Enclavado en un palacio construido en el siglo XVIII en la calle de San Mateo presume de fachada austera, sin distorsiones con respecto a los edificios circundantes, por lo que es preciso armarse de paciencia o encontrar a un madrileño sin muchas prisas para hallarlo sin sufrir demasiado. Esta joya del espíritu del siglo XIX se la debemos al empeño del marqués de la Vega-Inclán, quien lo creó en 1924 y tuvo el acierto de donarlo por completo, construcción y tesoros artísticos expuestos, al estado español. Como curiosidad es interesante conocer que, en medio de esta fiebre turística que sufrimos actualmente, Benigno de la Vega-Inclán podría ser considerado como un gurú del pasado en cuanto a este tema se refiere porque se le ocurrió fundar una Comisaría Regia de Turismo con el fin de promocionar esto que llamamos hoy el “turismo cultural”. Sabia visión la de don Benigno cuya legión de seguidores bien pudieron comenzar a surgir en el ministerio de Fraga de los años 60. Que la colección del marqués acabara convirtiéndose en un museo de carácter nacional da idea de que su proyecto, aunque inusitado para la época, no dejó de tener su coherencia. A veces las ocurrencias más denostadas en su momento triunfan una vez pasadas unas décadas de reposo y reflexión.

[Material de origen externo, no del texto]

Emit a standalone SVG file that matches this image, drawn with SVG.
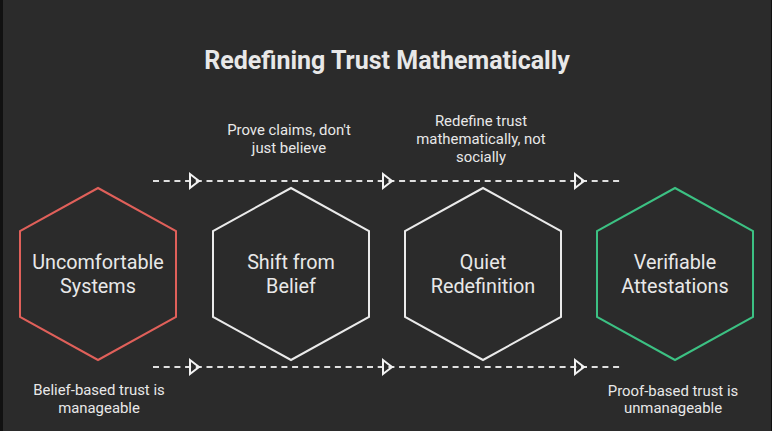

El neófito en la visita no espera adentrarse en la sociedad burguesa del convulso siglo XIX español con una experiencia basada en la percepción total, no a través de la muestra imparable y aburrida de objetos en vitrinas. La verdad, se necesitarían para advertir cada detalle de los tesoros que se guardan en él horas y horas de digestión. En un envoltorio palaciego se despliegan las habitaciones de una casona de la alta burguesía madrileña o de cualquier otro lugar de España: la antesala, el fumoir, el salón de música, los dormitorios del marido, la mujer y los hijos, la sala de juegos, la habitación de costura, el comedor… una original forma de exponer lienzos de época, juguetes, mobiliario, miniaturas, dibujos, monedas, estampas, platería y joyas, armas, esculturas, instrumentos musicales, alfombras, cristalería, vajilla. En cualquier rincón, traspasando cualquier puerta, parece que va a recibirte Zorrilla o Larra, que vas a interrumpir el cotilleo de las damas tumbadas en los divanes o quizás te van a invitar a fumar un puro habano mientras los hombres discuten de política o juegan a las cartas. Desde sus paredes te miran a través de sus retratos el duque de Rivas, Isabel II, Carlos Mª Isidro, Carolina Coronado, Mariano José de Larra, el general Prim o José Zorrilla. Y encuentras aquellos lienzos ilustradores de los libros de texto que mirabas, minuto a minuto, en las largas horas de estudio: “Sátira del suicidio romántico”, de José Alenza o “Los poetas contemporáneos”, de Antonio Mª Esquivel. Francisco de Goya, Federico Madrazo, el citado Esquivel o Valeriano Domínguez Bécquer cuentan con obras en este palacio en el que no falta la mesa de billar o una mesa de comedor puesta con la mejor porcelana, bajilla y cubertería del momento.
La mayor riqueza de Madrid se encuentra encerrada en sus museos, es cierto, pero matizaría: no sólo la de Madrid, sino la de nuestro pasado colectivo.